Alexandre Le Petit is the founder of the company versonatura, through which he produces and diffuses his work. A self-taught musician/drummer, Alexandre formed several improvisation collectives during the 1990s whose self-produced creations evolved between free jazz, industrial music and rock' N roll. During his studies within the department of performing arts of the University of Caen (FR) Alexandre initiated a series of theatrical experiments inspired by the writings of the Beat generation, involving dance, music and video. Upon his arrival in Belgium in 2004 Alexandre collaborated with philosopher Daniel Franco on a series of performances inspired by Ovid's Metamorphoses, presented at the Monty Theater in Antwerp and Nadine in Brussels. In 2005 and 2006, Alexandre and dancer Tawny Andersen collaborated on the choreographic research project Fall created in Belgium, Denmark and Italy. Between 2006 and 2007 Alexandre continued to develop his own aesthetic research in live performance through several residencies, experimenting possible ways to generate scenic extrapolations of Lucrece's De rerum natura (Little Boy) and Gunther Anders 's work The Outdatedness of Human Beings (I have done with the world ). In 2010 he and Tawny Andersen created the performance Uncanny Valley that premiered at Montréal's Tangente theater (CA). In 2011, he has created, in collaboration with Tawny Andersen and architect/philosopher Pierre Joachim, the installation Ghost Notes, presented at Beursschouwburg in October 2011 and February 2012, questioning the capacity of agency of the living heritage of dead thinkers, mainly articulated around the figure of Jacques Derrida, and exploring the notion of immaterial presence and physical absence of the speaker in a performative context.
 
Since 2012, Alexandre is working on the project Pharmakon, now through the frame of the institut nomade's research activities.

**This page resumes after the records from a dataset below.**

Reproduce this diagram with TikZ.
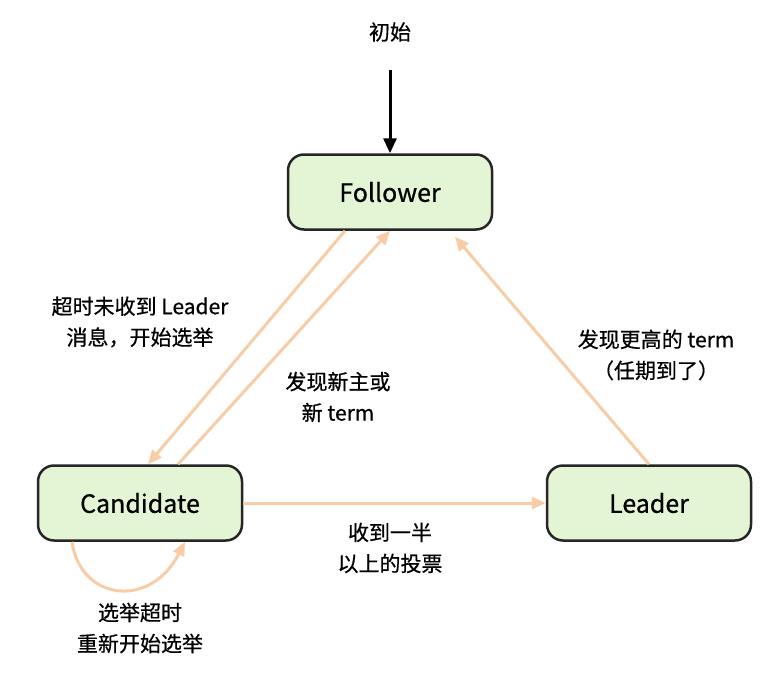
\documentclass[tikz,border=0pt]{standalone}
\usepackage{fontspec}
\setmainfont{Noto Sans CJK SC}[FakeBold=0.6]
\usetikzlibrary{arrows.meta}
\definecolor{nodefill}{HTML}{E3F5D5}
\definecolor{peach}{HTML}{F8CDA6}
\begin{document}
\begin{tikzpicture}[x=1pt,y=-1pt,
  state/.style={draw=black!85,line width=2.5pt,fill=nodefill,rounded corners=16pt,minimum width=204pt,minimum height=75pt,font=\fontsize{25}{30}\selectfont},
  tr/.style={draw=peach,line width=3pt,-{Triangle[length=14pt,width=12pt]}},
  lbl/.style={align=center,font=\fontsize{21}{31}\selectfont}]
\useasboundingbox (0,0) rectangle (778,688);
\node[state] (F) at (390,192) {Follower};
\node[state] (C) at (140,503) {Candidate};
\node[state] (L) at (649,503) {Leader};
\coordinate (init) at (390,70);
\node[lbl] (tinit) at (390,32) {初始};
\draw[line width=3pt,-{Triangle[length=15pt,width=13pt]}] (init) -- (F.north);
\draw[tr] ([xshift=-45pt]F.south) -- ([xshift=8pt]C.north);
\draw[tr] ([xshift=38pt]C.north) -- (F.south);
\draw[tr] (L.north) -- ([xshift=65pt,yshift=-6pt]F.south);
\draw[tr] (C.east) -- (L.west);
\draw[tr] ([xshift=-68pt]C.south) .. controls (80,600) and (150,610) .. ([xshift=45pt]C.south);
\node[lbl] (l1) at (140,322) {超时未收到 Leader\\消息，开始选举};
\node[lbl] (l2) at (338,397) {发现新主或\\新 term};
\node[lbl] (l3) at (656,355) {发现更高的 term\\（任期到了）};
\node[lbl] (l4) at (390,548) {收到一半\\以上的投票};
\node[lbl] (l5) at (140,628) {选举超时\\重新开始选举};
\end{tikzpicture}
\end{document}
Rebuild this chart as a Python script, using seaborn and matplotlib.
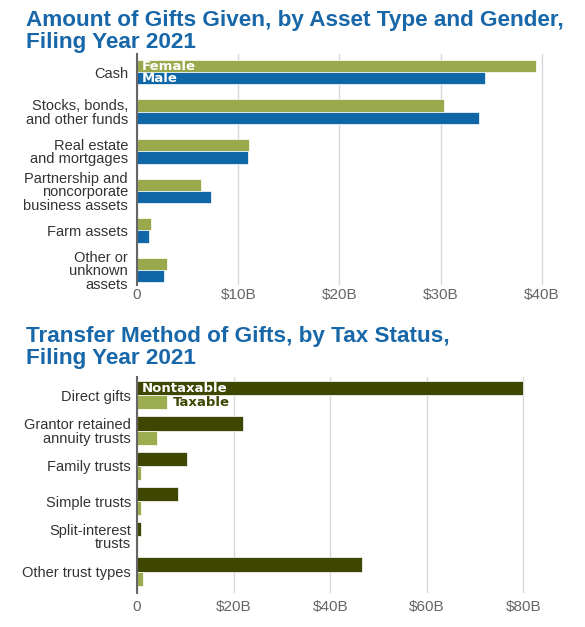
import pandas as pd
import matplotlib
matplotlib.use("Agg")
import matplotlib.pyplot as plt
import seaborn as sns

# Gifts by asset type and gender (billions of dollars)
asset_types = ["Cash", "Stocks, bonds,\nand other funds", "Real estate\nand mortgages",
               "Partnership and\nnoncorporate\nbusiness assets", "Farm assets",
               "Other or\nunknown\nassets"]
female_gifts = [39.4, 30.3, 11.1, 6.3, 1.4, 3.0]
male_gifts = [34.4, 33.8, 11.0, 7.3, 1.2, 2.7]
gender_ticks = [0, 10, 20, 30, 40]

# Transfer method by tax status (billions of dollars)
transfer_methods = ["Direct gifts", "Grantor retained\nannuity trusts", "Family trusts",
                    "Simple trusts", "Split-interest\ntrusts", "Other trust types"]
nontaxable = [80.0, 21.9, 10.4, 8.4, 0.9, 46.5]
taxable = [6.2, 4.2, 0.8, 0.8, 0.15, 1.2]
tax_ticks = [0, 20, 40, 60, 80]

OLIVE = "#9aa94c"
LIGHT_OLIVE = "#9cad50"
BLUE = "#0f67a7"
DARK_OLIVE = "#3e4602"
TITLE_BLUE = "#1767a9"
W, H = 585, 627


def money(v):
    return "0" if v == 0 else f"${v:g}B"


def style_axis(ax, ticks, xmax, ypad, xpad):
    ax.set_xlim(0, xmax)
    ax.set_xticks(ticks)
    ax.set_xticklabels([money(t) for t in ticks])
    ax.set_xlabel("")
    ax.set_ylabel("")
    for side in ["top", "right", "bottom"]:
        ax.spines[side].set_visible(False)
    ax.spines["left"].set_color("#666666")
    ax.spines["left"].set_linewidth(1.5)
    ax.grid(axis="x", color="#d8d8d8", linewidth=1)
    ax.grid(axis="y", visible=False)
    ax.set_axisbelow(True)
    ax.tick_params(axis="x", length=0, pad=xpad, labelsize=11, labelcolor="#666666")
    ax.tick_params(axis="y", length=0, pad=ypad, labelsize=10.5, labelcolor="#333333")
    for lab in ax.get_yticklabels() + ax.get_xticklabels():
        lab.set_family("Liberation Sans")
    for lab in ax.get_yticklabels():
        lab.set_linespacing(0.95)


sns.set_style("white")
plt.rcParams["font.family"] = ["Liberation Sans", "DejaVu Sans"]

fig = plt.figure(figsize=(W / 100, H / 100), dpi=100)

# ---- top panel ----
gender_df = pd.DataFrame({
    "asset": asset_types * 2,
    "value": female_gifts + male_gifts,
    "gender": ["Female"] * len(asset_types) + ["Male"] * len(asset_types),
})
ax1 = fig.add_axes([137 / W, 1 - 285 / H, (562 - 137) / W, (285 - 54) / H])
sns.barplot(data=gender_df, y="asset", x="value", hue="gender", order=asset_types,
            hue_order=["Female", "Male"], palette=[OLIVE, BLUE], width=0.62,
            saturation=1, orient="h", errorbar=None, legend=False, edgecolor="white",
            linewidth=0.5, ax=ax1)
ax1.set_ylim(5.38, -0.46)
style_axis(ax1, gender_ticks, 42, 6.5, 2)

for cont, name in zip(ax1.containers, ["Female", "Male"]):
    bar = cont[0]
    ax1.annotate(name, xy=(0, bar.get_y() + bar.get_height() / 2), xytext=(3.5, 0),
                 textcoords="offset points", va="center", ha="left", color="white",
                 fontsize=9.5, fontweight="bold", family="DejaVu Sans")

fig.text(26 / W, 1 - 10 / H, "Amount of Gifts Given, by Asset Type and Gender,\nFiling Year 2021",
         ha="left", va="top", fontsize=16.2, fontweight="bold", color=TITLE_BLUE,
         family="Liberation Sans", linespacing=1.05)

# ---- bottom panel ----
tax_df = pd.DataFrame({
    "method": transfer_methods * 2,
    "value": nontaxable + taxable,
    "status": ["Nontaxable"] * len(transfer_methods) + ["Taxable"] * len(transfer_methods),
})
ax2 = fig.add_axes([137 / W, 1 - 593 / H, (562 - 137) / W, (593 - 377) / H])
sns.barplot(data=tax_df, y="method", x="value", hue="status", order=transfer_methods,
            hue_order=["Nontaxable", "Taxable"], palette=[DARK_OLIVE, LIGHT_OLIVE],
            width=0.8, saturation=1, orient="h", errorbar=None, legend=False,
            edgecolor="white", linewidth=0.5, ax=ax2)
ax2.set_ylim(5.61, -0.52)
style_axis(ax2, tax_ticks, 88, 4.5, 5)

non_bar = ax2.containers[0][0]
ax2.annotate("Nontaxable", xy=(0, non_bar.get_y() + non_bar.get_height() / 2),
             xytext=(3.5, 0), textcoords="offset points", va="center", ha="left",
             color="white", fontsize=9.5, fontweight="bold", family="DejaVu Sans")
tax_bar = ax2.containers[1][0]
ax2.annotate("Taxable", xy=(tax_bar.get_width(), tax_bar.get_y() + tax_bar.get_height() / 2),
             xytext=(4, 0), textcoords="offset points", va="center", ha="left",
             color=DARK_OLIVE, fontsize=9.5, fontweight="bold", family="DejaVu Sans")

fig.text(26 / W, 1 - 326 / H, "Transfer Method of Gifts, by Tax Status,\nFiling Year 2021",
         ha="left", va="top", fontsize=16.2, fontweight="bold", color=TITLE_BLUE,
         family="Liberation Sans", linespacing=1.05)

fig.savefig("out.png", dpi=100)
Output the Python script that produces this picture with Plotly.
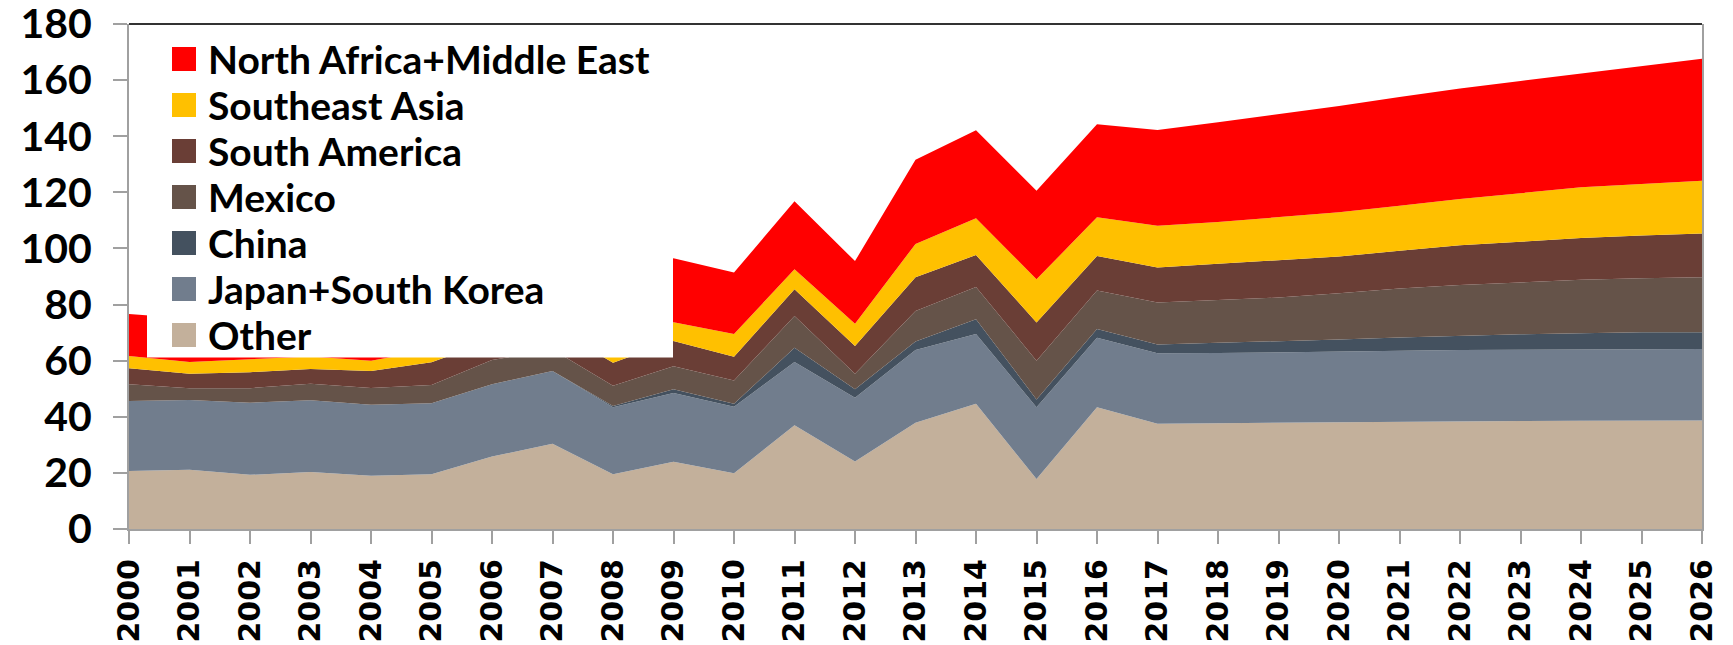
import plotly.graph_objects as go

years = list(range(2000, 2027))

other = [20.7, 21.1, 19.3, 20.3, 19.0, 19.5, 25.8, 30.4, 19.5, 24.0, 19.9, 37.0, 24.1, 37.9,
         44.6, 17.8, 43.4, 37.5, 37.7, 37.9, 38.1, 38.3, 38.4, 38.5, 38.6, 38.6, 38.7]
japan_korea = [24.9, 24.9, 25.7, 25.6, 25.3, 25.3, 25.8, 25.9, 23.9, 24.5, 23.7, 22.5, 22.7, 25.9,
               24.9, 25.6, 24.8, 25.1, 25.0, 25.1, 25.2, 25.3, 25.4, 25.4, 25.4, 25.6, 25.5]
china = [0.0, 0.0, 0.0, 0.0, 0.0, 0.0, 0.0, 0.0, 0.4, 1.3, 1.0, 5.1, 3.0, 3.0,
         5.3, 2.8, 3.1, 3.2, 3.7, 3.9, 4.2, 4.7, 5.1, 5.5, 5.8, 5.9, 5.9]
mexico = [6.0, 4.2, 5.2, 5.9, 6.0, 6.5, 8.6, 7.7, 7.3, 8.2, 8.3, 11.3, 5.5, 10.9,
          11.5, 13.8, 13.7, 14.9, 15.2, 15.6, 16.5, 17.4, 18.1, 18.5, 19.0, 19.3, 19.6]
south_america = [5.7, 5.1, 5.7, 5.2, 6.0, 8.1, 7.0, 8.0, 8.2, 9.0, 8.5, 9.6, 9.9, 12.0,
                 11.4, 13.6, 12.3, 12.5, 12.9, 13.2, 13.1, 13.5, 14.1, 14.5, 14.9, 15.2, 15.6]
southeast_asia = [4.4, 4.2, 4.6, 4.5, 3.7, 4.5, 5.0, 5.0, 5.0, 6.7, 8.1, 7.1, 8.0, 11.9,
                  13.1, 15.4, 13.8, 14.9, 14.9, 15.4, 15.8, 16.0, 16.5, 17.3, 18.1, 18.4, 18.8]
na_middle_east = [14.9, 15.5, 16.0, 17.0, 17.5, 18.5, 18.0, 19.0, 20.0, 22.8, 21.9, 24.2, 22.3, 30.0,
                  31.3, 31.6, 33.2, 34.1, 35.6, 36.7, 37.9, 38.8, 39.4, 40.0, 40.6, 42.1, 43.5]

series_names = ["Other", "Japan+South Korea", "China", "Mexico", "South America",
                "Southeast Asia", "North Africa+Middle East"]
series_values = [other, japan_korea, china, mexico, south_america, southeast_asia, na_middle_east]
series_colors = ["#C3B09B", "#717D8D", "#44515F", "#655349", "#6A3E36", "#FFC000", "#FF0000"]

y_ticks = list(range(0, 181, 20))

# plot-area geometry in pixels
W, H = 1733, 645
L, R, T, B = 129, 31, 24, 116
PW, PH = W - L - R, H - T - B


def px(x):
    return (x - L) / PW


def py(y):
    return 1 - (y - T) / PH


fig = go.Figure()
for name, vals, col in zip(series_names, series_values, series_colors):
    fig.add_trace(go.Scatter(
        x=years, y=vals, name=name, stackgroup="one", mode="lines",
        line=dict(width=0, color=col), fillcolor=col, showlegend=False,
    ))

shapes = []
annotations = []
# white legend box
shapes.append(dict(type="rect", xref="paper", yref="paper", layer="above",
                   x0=px(147), x1=px(673), y0=py(357.5), y1=1.0,
                   fillcolor="white", line=dict(width=0)))
# top border
shapes.append(dict(type="line", xref="paper", yref="paper", layer="above",
                   x0=0, x1=1, y0=1, y1=1, line=dict(color="#333333", width=2)))

# manual legend
legend_order = list(range(len(series_names)))[::-1]
for i, idx in enumerate(legend_order):
    yc = 59 + 46 * i
    shapes.append(dict(type="rect", xref="paper", yref="paper", layer="above",
                       x0=px(172), x1=px(196), y0=py(yc + 12), y1=py(yc - 12),
                       fillcolor=series_colors[idx], line=dict(width=0)))
    annotations.append(dict(xref="paper", yref="paper", x=px(206), y=py(yc),
                            xanchor="left", yanchor="middle", showarrow=False,
                            text=series_names[idx],
                            font=dict(family="Lato", size=39, color="black", weight="bold")))

fig.update_layout(
    width=W, height=H,
    margin=dict(l=L, r=R, t=T, b=B, autoexpand=False),
    paper_bgcolor="white", plot_bgcolor="white",
    shapes=shapes, annotations=annotations,
    showlegend=False,
    xaxis=dict(
        range=[2000, 2026], tickmode="array", tickvals=years, ticktext=[str(y) for y in years],
        tickangle=-90, ticks="outside", ticklen=13, tickwidth=2, tickcolor="#A0A0A0",
        showline=True, linecolor="#A0A0A0", linewidth=2, showgrid=False, zeroline=False,
        tickfont=dict(family="DejaVu Sans", size=30, color="black", weight="bold"),
        automargin=False, ticklabelstandoff=3, ticklabeloverflow="allow",
    ),
    yaxis=dict(
        range=[0, 180], tickmode="array", tickvals=y_ticks, ticktext=[str(v) for v in y_ticks],
        ticks="outside", ticklen=14, tickwidth=2, tickcolor="#A0A0A0",
        showline=True, linecolor="#A0A0A0", linewidth=2, mirror=True,
        showgrid=False, zeroline=False,
        tickfont=dict(family="Lato", size=41, color="black", weight="bold"),
        automargin=False, ticklabelstandoff=13, ticklabeloverflow="allow",
    ),
)

fig.write_html("out.html", config={"displayModeBar": False},
               post_script="document.body.style.margin='0px';document.body.style.overflow='hidden';")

The nature of the institut nomade is fundamentally trans-disciplinary. Concerned with how the notion of "performativity" resonates in both artistic practices and cultural constructions, the institut conducts research into the ontology of performative language, the relationship between the performer/author and the stage, and the stage itself as a scene of collective individuation and thus a form of micro-politics.